Provided data.
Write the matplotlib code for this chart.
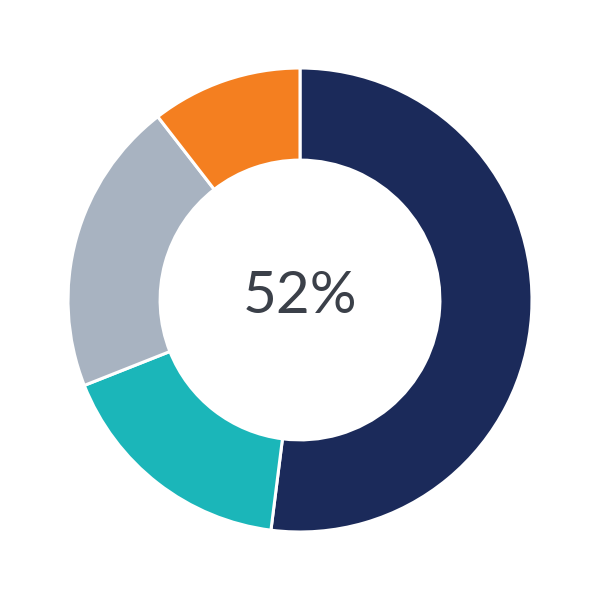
import matplotlib
matplotlib.use("Agg")
import matplotlib.pyplot as plt

labels = ["Navy", "Teal", "Gray", "Orange"]
values = [52, 17, 20.5, 10.5]
colors = ["#1b2a5a", "#1bb6b9", "#a8b3c1", "#f47f20"]
center_text = "52%"

fig = plt.figure(figsize=(6, 6), dpi=100)
ax = fig.add_axes([0, 0, 1, 1])

ax.pie(values, colors=colors, startangle=90, counterclock=False,
       radius=1.0,
       wedgeprops=dict(width=0.397, edgecolor="white", linewidth=2.2))

ax.text(0, 0.015, center_text, ha="center", va="center", fontsize=42,
        color="#3b4049", family=["Lato", "DejaVu Sans"], fontweight="normal")

lim = 300 / 232
ax.set_xlim(-lim, lim)
ax.set_ylim(-lim, lim)
ax.set_aspect("equal")
ax.axis("off")

fig.savefig("out.png", dpi=100, facecolor="white")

The problem. Restate the whole listing above exactly, please, omitting every image.

Result of this exercise.
Write the matplotlib code for this chart.
import matplotlib
matplotlib.use("Agg")
import matplotlib.pyplot as plt

labels = ["Navy", "Teal", "Gray", "Orange"]
values = [52, 17, 20.5, 10.5]
colors = ["#1b2a5a", "#1bb6b9", "#a8b3c1", "#f47f20"]
center_text = "52%"

fig = plt.figure(figsize=(6, 6), dpi=100)
ax = fig.add_axes([0, 0, 1, 1])

ax.pie(values, colors=colors, startangle=90, counterclock=False,
       radius=1.0,
       wedgeprops=dict(width=0.397, edgecolor="white", linewidth=2.2))

ax.text(0, 0.015, center_text, ha="center", va="center", fontsize=42,
        color="#3b4049", family=["Lato", "DejaVu Sans"], fontweight="normal")

lim = 300 / 232
ax.set_xlim(-lim, lim)
ax.set_ylim(-lim, lim)
ax.set_aspect("equal")
ax.axis("off")

fig.savefig("out.png", dpi=100, facecolor="white")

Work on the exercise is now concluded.